Malunguinho: It is sad that we have to spend energy on this. It is absurd in an age with so much knowledge we still have to discuss the dismissal of a proposal like that. We should be fighting for rights and time and time again we are obligated to give steps back in order to stop proposals like that to protect our right to live.

Blade: And this proposal was created against the opinion of the Counsels of Psychology Professionals in our country …

Malunguinho: Every proposal created in these spheres to diminish people’s humanities come from a dark place of individuality based only on opinion and misinformation. It is mediocre.

Blade: In parallel with the Supreme Court voting on the criminalization of homophobia, evangelicals in Congress are preparing an amendment that seeks to criminalize homophobia, but would also allow churches to talk about it in a “critical tone” under the guise of religious freedom.

Malunguinho: Our constitution says that we live in a secular state. There’s not a singular reason for religious groups to organize themselves within our policies and advocate against or for any religious group. Those groups shouldn’t have the right to talk about LGBT issues and lives in a critical tone that comes based on their religion and a complete lack of love. What is this critical tone of them? I can have a critical tone about the LGBT community, but not in a sense of robbing its individual freedoms. Again, it comes from a lack of information and from the noncompliance of civilizational pacts. There is no sense in their trying to go above our constitution. You don’t have to be afraid of using a critical tone if you are not using it to discriminate and incite hate.

São Paulo Congresswoman Érica Malunguinho speaks at the 2018 International LGBTQ Leader Conference in D.C. on Dec. 7, 2018. (Washington Blade photo by Michael Key)

São Paulo Congresswoman Érica Malunguinho speaks at the 2018 International LGBTQ Leader Conference in D.C. on Dec. 7, 2018. (Washington Blade photo by Michael Key)

Blade: In more than one occasion you talk about a “constant negotiation of belonging”. What does that mean?

Malunguinho: There is a central point that structures our society and conducts it and determines what is normative. White, heterosexual, cisgender men are a part of that center. Everyone who is outside of that norm are in a constant negotiation of a sense of belonging. Obviously, that happens differently for the people outside the center. If you are a white cisgender woman you have to negotiate being a woman within the patriarchy; if you are a black man or woman your negotiation is different and so on and so on until you get to a black transgender woman. That is what that constant negotiation of belonging means. We live in a society organized by that center and it conducts itself to the exclusion of the “other”. People outside that organizational norm need to constantly negotiate their lives, their right to work, their beauty, their love. Our existence is not given naturally just by the fact that you are breathing. I am the first transgender woman elected. I negotiate my belonging constantly by being that.

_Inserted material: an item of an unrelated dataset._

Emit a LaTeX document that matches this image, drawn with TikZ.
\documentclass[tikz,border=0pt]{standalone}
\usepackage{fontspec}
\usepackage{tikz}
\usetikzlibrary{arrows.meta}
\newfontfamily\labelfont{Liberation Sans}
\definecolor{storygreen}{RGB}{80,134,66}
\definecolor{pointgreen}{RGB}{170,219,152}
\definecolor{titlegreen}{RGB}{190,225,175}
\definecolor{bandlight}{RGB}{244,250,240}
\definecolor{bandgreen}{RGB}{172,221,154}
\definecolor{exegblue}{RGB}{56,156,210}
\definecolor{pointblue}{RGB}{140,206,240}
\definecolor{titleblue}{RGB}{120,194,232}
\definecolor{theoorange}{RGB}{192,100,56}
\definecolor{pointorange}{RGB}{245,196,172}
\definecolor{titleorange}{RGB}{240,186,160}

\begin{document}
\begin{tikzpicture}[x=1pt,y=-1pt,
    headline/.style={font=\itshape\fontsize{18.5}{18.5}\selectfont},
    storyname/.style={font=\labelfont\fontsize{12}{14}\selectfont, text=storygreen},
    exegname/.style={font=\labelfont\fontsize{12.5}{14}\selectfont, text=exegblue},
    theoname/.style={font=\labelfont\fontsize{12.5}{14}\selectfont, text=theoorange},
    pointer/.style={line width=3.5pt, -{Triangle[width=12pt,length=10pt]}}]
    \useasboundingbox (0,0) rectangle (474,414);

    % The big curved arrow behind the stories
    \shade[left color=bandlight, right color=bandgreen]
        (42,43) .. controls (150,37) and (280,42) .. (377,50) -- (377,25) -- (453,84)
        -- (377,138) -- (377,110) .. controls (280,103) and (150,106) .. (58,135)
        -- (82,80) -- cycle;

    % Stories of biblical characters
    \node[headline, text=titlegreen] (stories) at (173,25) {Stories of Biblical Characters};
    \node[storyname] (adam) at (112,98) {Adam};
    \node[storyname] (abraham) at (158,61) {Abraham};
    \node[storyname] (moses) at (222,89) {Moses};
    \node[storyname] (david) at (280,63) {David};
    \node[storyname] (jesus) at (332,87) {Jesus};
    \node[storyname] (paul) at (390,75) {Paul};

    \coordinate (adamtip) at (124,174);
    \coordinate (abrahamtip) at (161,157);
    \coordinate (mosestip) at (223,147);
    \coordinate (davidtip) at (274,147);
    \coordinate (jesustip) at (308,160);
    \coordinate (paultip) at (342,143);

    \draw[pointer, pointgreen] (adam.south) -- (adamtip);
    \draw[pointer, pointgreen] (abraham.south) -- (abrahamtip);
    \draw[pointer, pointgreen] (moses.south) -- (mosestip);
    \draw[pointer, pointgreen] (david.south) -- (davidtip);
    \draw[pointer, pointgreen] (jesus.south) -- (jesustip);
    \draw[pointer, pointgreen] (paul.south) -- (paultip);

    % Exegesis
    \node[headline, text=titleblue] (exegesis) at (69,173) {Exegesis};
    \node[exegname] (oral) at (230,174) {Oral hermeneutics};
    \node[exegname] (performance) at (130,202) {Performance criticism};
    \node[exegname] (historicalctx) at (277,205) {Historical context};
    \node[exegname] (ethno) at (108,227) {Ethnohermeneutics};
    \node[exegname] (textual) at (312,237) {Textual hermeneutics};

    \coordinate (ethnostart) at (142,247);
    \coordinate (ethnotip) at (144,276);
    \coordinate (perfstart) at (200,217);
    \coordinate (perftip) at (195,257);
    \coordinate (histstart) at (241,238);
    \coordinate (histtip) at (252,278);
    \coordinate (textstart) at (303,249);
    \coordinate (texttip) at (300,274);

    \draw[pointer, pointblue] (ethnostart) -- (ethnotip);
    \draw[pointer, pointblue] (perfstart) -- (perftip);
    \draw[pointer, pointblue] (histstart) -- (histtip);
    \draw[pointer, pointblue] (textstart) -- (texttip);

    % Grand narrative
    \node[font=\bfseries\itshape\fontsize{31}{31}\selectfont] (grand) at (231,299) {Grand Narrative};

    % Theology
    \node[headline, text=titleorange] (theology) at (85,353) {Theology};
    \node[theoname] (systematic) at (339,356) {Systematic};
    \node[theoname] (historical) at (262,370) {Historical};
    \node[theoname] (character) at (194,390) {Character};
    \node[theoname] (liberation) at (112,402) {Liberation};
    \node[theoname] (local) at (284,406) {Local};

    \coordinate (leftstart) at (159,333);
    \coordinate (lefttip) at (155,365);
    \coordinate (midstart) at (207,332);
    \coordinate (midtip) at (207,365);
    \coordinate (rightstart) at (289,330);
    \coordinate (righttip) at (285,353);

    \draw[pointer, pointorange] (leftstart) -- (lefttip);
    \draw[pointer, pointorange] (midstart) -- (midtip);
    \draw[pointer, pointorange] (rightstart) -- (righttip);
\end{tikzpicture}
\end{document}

Blade: What is your evaluation of these first few months of President Jair Bolsonaro?

Malunguinho: I feel a profound shame and indignation. I have a true difficulty in believing that we have to hear a nation’s chief with that kind of reasoning and tract. I won’t even talk about him in a political or institutional sphere because he has no proposals for Brazil. This absence of political proposals for the country is completely linked to a lack of insight and intellectual knowledge that leads to his constant exclusion practices. He is nothing but an empty and perverse being.